__YOUR INSTRUCTIONS__
Repeat the data that follows, word for word, without the images.

____________

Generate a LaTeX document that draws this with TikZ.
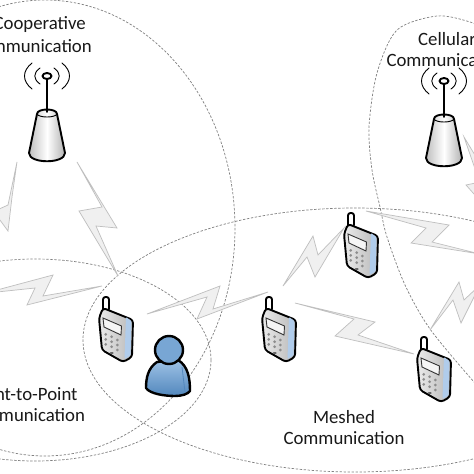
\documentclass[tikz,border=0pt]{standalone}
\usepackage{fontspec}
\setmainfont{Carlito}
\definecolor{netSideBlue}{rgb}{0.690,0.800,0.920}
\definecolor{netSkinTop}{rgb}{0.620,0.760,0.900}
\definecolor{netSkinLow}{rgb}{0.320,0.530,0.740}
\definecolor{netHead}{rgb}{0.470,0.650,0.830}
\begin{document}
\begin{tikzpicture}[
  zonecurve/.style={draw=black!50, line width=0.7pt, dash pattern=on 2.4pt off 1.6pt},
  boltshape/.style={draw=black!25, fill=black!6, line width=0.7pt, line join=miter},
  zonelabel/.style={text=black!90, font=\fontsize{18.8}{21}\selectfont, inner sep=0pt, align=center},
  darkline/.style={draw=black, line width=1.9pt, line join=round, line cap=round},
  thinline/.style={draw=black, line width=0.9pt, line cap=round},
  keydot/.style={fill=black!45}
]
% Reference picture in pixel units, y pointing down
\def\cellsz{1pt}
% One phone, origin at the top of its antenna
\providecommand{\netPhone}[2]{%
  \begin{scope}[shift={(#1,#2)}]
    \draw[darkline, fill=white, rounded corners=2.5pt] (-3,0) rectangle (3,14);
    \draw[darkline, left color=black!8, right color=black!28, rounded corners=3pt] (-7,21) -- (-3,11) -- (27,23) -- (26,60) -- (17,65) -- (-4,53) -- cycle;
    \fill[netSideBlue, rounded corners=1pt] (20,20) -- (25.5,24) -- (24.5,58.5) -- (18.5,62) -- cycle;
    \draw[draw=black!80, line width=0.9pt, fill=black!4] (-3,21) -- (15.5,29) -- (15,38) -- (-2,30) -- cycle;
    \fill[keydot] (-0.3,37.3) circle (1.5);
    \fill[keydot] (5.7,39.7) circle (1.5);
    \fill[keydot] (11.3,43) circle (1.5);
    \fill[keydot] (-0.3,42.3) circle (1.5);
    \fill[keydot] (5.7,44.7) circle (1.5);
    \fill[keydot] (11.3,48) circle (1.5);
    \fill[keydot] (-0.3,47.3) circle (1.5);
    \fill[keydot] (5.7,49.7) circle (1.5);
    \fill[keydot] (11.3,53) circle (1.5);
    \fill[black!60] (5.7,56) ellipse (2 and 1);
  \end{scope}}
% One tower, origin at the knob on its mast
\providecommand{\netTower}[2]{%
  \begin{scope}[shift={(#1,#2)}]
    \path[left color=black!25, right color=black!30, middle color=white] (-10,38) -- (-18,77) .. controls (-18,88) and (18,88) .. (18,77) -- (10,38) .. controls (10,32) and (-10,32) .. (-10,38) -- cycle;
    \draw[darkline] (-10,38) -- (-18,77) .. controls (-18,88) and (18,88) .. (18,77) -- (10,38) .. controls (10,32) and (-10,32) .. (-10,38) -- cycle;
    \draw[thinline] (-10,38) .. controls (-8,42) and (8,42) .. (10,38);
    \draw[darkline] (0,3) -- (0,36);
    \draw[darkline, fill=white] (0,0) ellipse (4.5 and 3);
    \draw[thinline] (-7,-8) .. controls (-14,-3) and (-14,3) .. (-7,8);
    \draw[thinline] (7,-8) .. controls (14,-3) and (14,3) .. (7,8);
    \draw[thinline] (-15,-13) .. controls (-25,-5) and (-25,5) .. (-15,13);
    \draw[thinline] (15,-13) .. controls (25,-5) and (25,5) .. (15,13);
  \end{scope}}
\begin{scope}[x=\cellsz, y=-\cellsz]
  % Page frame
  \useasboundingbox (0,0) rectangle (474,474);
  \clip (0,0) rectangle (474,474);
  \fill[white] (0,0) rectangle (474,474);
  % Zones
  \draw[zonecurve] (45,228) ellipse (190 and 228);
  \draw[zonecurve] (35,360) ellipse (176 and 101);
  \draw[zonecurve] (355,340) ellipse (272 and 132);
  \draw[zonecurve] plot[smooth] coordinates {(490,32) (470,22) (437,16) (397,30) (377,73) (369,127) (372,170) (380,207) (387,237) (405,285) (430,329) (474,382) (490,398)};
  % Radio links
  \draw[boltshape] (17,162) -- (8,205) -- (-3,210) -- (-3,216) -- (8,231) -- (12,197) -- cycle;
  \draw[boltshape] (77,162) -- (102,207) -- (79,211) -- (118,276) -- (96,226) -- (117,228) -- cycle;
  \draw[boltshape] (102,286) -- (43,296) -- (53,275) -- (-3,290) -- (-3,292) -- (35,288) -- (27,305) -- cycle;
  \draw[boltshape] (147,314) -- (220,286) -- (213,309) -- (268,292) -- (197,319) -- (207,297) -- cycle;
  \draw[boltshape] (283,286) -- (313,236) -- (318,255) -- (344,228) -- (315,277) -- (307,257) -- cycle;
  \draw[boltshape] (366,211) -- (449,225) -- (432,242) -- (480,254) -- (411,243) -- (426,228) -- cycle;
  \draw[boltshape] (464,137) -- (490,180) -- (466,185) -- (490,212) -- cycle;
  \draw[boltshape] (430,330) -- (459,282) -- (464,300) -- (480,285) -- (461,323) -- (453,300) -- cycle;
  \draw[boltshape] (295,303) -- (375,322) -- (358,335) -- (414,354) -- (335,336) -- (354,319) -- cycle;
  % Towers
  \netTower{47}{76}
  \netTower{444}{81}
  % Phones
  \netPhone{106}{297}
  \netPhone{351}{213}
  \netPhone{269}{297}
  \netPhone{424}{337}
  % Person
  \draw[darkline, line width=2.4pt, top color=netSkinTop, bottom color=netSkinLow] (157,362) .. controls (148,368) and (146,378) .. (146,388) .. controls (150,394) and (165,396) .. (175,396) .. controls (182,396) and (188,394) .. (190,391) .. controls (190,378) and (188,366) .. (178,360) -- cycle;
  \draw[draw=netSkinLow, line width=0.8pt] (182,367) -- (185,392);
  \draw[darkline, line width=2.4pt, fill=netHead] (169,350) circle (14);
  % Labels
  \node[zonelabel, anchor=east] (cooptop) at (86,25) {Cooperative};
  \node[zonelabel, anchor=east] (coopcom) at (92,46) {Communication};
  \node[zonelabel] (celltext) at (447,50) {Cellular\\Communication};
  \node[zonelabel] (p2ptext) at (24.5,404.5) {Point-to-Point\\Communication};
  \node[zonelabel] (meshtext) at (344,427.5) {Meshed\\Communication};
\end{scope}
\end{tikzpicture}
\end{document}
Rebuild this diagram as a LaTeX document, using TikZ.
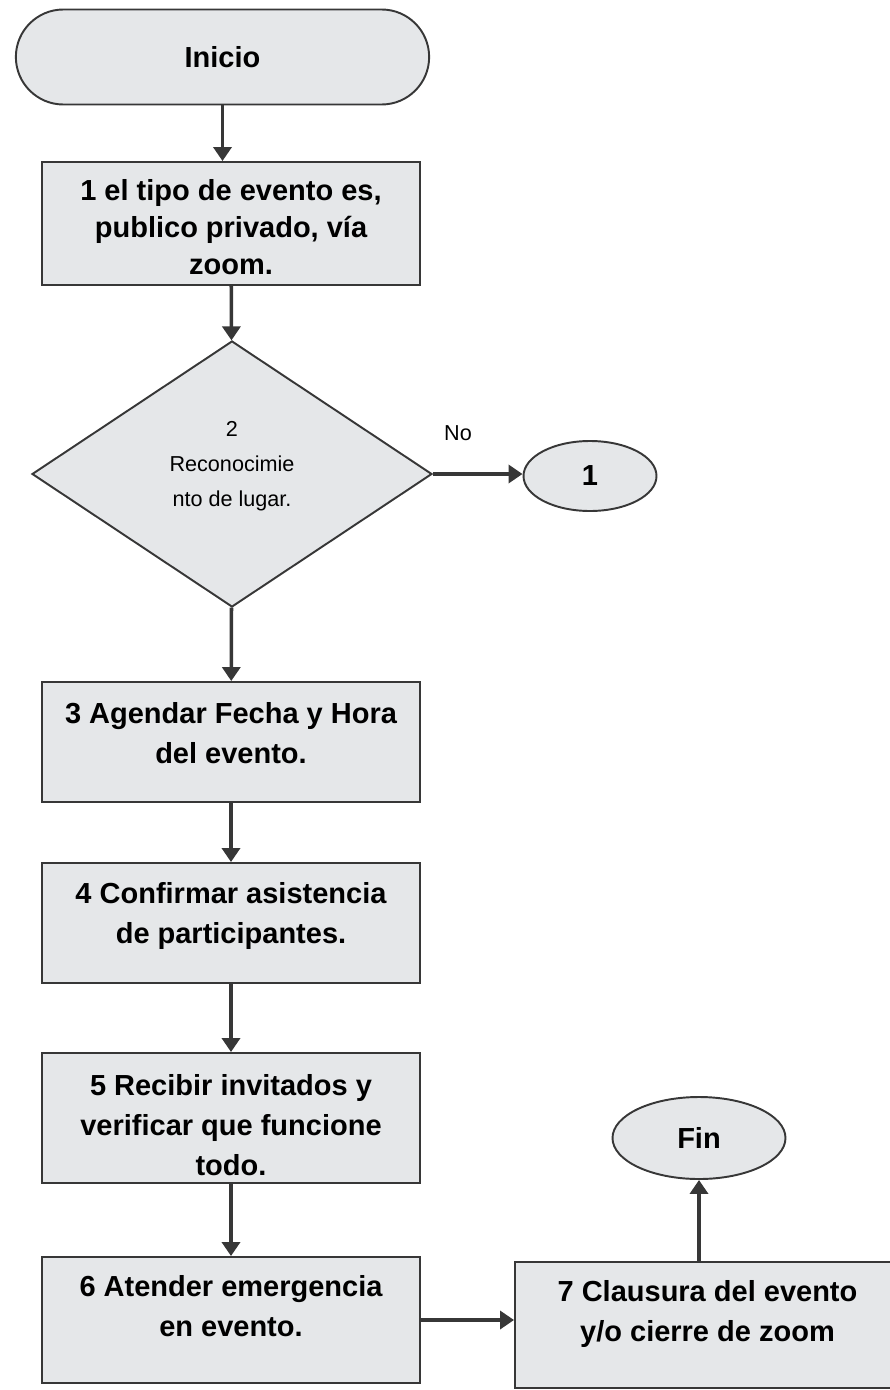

____________

__REPLY TO THE TASK__
Generate a LaTeX document that draws this with TikZ.
\documentclass[tikz,border=0pt]{standalone}
\usepackage{fontspec}
\setmainfont{Carlito}
\definecolor{netSideBlue}{rgb}{0.690,0.800,0.920}
\definecolor{netSkinTop}{rgb}{0.620,0.760,0.900}
\definecolor{netSkinLow}{rgb}{0.320,0.530,0.740}
\definecolor{netHead}{rgb}{0.470,0.650,0.830}
\begin{document}
\begin{tikzpicture}[
  zonecurve/.style={draw=black!50, line width=0.7pt, dash pattern=on 2.4pt off 1.6pt},
  boltshape/.style={draw=black!25, fill=black!6, line width=0.7pt, line join=miter},
  zonelabel/.style={text=black!90, font=\fontsize{18.8}{21}\selectfont, inner sep=0pt, align=center},
  darkline/.style={draw=black, line width=1.9pt, line join=round, line cap=round},
  thinline/.style={draw=black, line width=0.9pt, line cap=round},
  keydot/.style={fill=black!45}
]
% Reference picture in pixel units, y pointing down
\def\cellsz{1pt}
% One phone, origin at the top of its antenna
\providecommand{\netPhone}[2]{%
  \begin{scope}[shift={(#1,#2)}]
    \draw[darkline, fill=white, rounded corners=2.5pt] (-3,0) rectangle (3,14);
    \draw[darkline, left color=black!8, right color=black!28, rounded corners=3pt] (-7,21) -- (-3,11) -- (27,23) -- (26,60) -- (17,65) -- (-4,53) -- cycle;
    \fill[netSideBlue, rounded corners=1pt] (20,20) -- (25.5,24) -- (24.5,58.5) -- (18.5,62) -- cycle;
    \draw[draw=black!80, line width=0.9pt, fill=black!4] (-3,21) -- (15.5,29) -- (15,38) -- (-2,30) -- cycle;
    \fill[keydot] (-0.3,37.3) circle (1.5);
    \fill[keydot] (5.7,39.7) circle (1.5);
    \fill[keydot] (11.3,43) circle (1.5);
    \fill[keydot] (-0.3,42.3) circle (1.5);
    \fill[keydot] (5.7,44.7) circle (1.5);
    \fill[keydot] (11.3,48) circle (1.5);
    \fill[keydot] (-0.3,47.3) circle (1.5);
    \fill[keydot] (5.7,49.7) circle (1.5);
    \fill[keydot] (11.3,53) circle (1.5);
    \fill[black!60] (5.7,56) ellipse (2 and 1);
  \end{scope}}
% One tower, origin at the knob on its mast
\providecommand{\netTower}[2]{%
  \begin{scope}[shift={(#1,#2)}]
    \path[left color=black!25, right color=black!30, middle color=white] (-10,38) -- (-18,77) .. controls (-18,88) and (18,88) .. (18,77) -- (10,38) .. controls (10,32) and (-10,32) .. (-10,38) -- cycle;
    \draw[darkline] (-10,38) -- (-18,77) .. controls (-18,88) and (18,88) .. (18,77) -- (10,38) .. controls (10,32) and (-10,32) .. (-10,38) -- cycle;
    \draw[thinline] (-10,38) .. controls (-8,42) and (8,42) .. (10,38);
    \draw[darkline] (0,3) -- (0,36);
    \draw[darkline, fill=white] (0,0) ellipse (4.5 and 3);
    \draw[thinline] (-7,-8) .. controls (-14,-3) and (-14,3) .. (-7,8);
    \draw[thinline] (7,-8) .. controls (14,-3) and (14,3) .. (7,8);
    \draw[thinline] (-15,-13) .. controls (-25,-5) and (-25,5) .. (-15,13);
    \draw[thinline] (15,-13) .. controls (25,-5) and (25,5) .. (15,13);
  \end{scope}}
\begin{scope}[x=\cellsz, y=-\cellsz]
  % Page frame
  \useasboundingbox (0,0) rectangle (474,474);
  \clip (0,0) rectangle (474,474);
  \fill[white] (0,0) rectangle (474,474);
  % Zones
  \draw[zonecurve] (45,228) ellipse (190 and 228);
  \draw[zonecurve] (35,360) ellipse (176 and 101);
  \draw[zonecurve] (355,340) ellipse (272 and 132);
  \draw[zonecurve] plot[smooth] coordinates {(490,32) (470,22) (437,16) (397,30) (377,73) (369,127) (372,170) (380,207) (387,237) (405,285) (430,329) (474,382) (490,398)};
  % Radio links
  \draw[boltshape] (17,162) -- (8,205) -- (-3,210) -- (-3,216) -- (8,231) -- (12,197) -- cycle;
  \draw[boltshape] (77,162) -- (102,207) -- (79,211) -- (118,276) -- (96,226) -- (117,228) -- cycle;
  \draw[boltshape] (102,286) -- (43,296) -- (53,275) -- (-3,290) -- (-3,292) -- (35,288) -- (27,305) -- cycle;
  \draw[boltshape] (147,314) -- (220,286) -- (213,309) -- (268,292) -- (197,319) -- (207,297) -- cycle;
  \draw[boltshape] (283,286) -- (313,236) -- (318,255) -- (344,228) -- (315,277) -- (307,257) -- cycle;
  \draw[boltshape] (366,211) -- (449,225) -- (432,242) -- (480,254) -- (411,243) -- (426,228) -- cycle;
  \draw[boltshape] (464,137) -- (490,180) -- (466,185) -- (490,212) -- cycle;
  \draw[boltshape] (430,330) -- (459,282) -- (464,300) -- (480,285) -- (461,323) -- (453,300) -- cycle;
  \draw[boltshape] (295,303) -- (375,322) -- (358,335) -- (414,354) -- (335,336) -- (354,319) -- cycle;
  % Towers
  \netTower{47}{76}
  \netTower{444}{81}
  % Phones
  \netPhone{106}{297}
  \netPhone{351}{213}
  \netPhone{269}{297}
  \netPhone{424}{337}
  % Person
  \draw[darkline, line width=2.4pt, top color=netSkinTop, bottom color=netSkinLow] (157,362) .. controls (148,368) and (146,378) .. (146,388) .. controls (150,394) and (165,396) .. (175,396) .. controls (182,396) and (188,394) .. (190,391) .. controls (190,378) and (188,366) .. (178,360) -- cycle;
  \draw[draw=netSkinLow, line width=0.8pt] (182,367) -- (185,392);
  \draw[darkline, line width=2.4pt, fill=netHead] (169,350) circle (14);
  % Labels
  \node[zonelabel, anchor=east] (cooptop) at (86,25) {Cooperative};
  \node[zonelabel, anchor=east] (coopcom) at (92,46) {Communication};
  \node[zonelabel] (celltext) at (447,50) {Cellular\\Communication};
  \node[zonelabel] (p2ptext) at (24.5,404.5) {Point-to-Point\\Communication};
  \node[zonelabel] (meshtext) at (344,427.5) {Meshed\\Communication};
\end{scope}
\end{tikzpicture}
\end{document}
Rebuild this diagram as a LaTeX document, using TikZ.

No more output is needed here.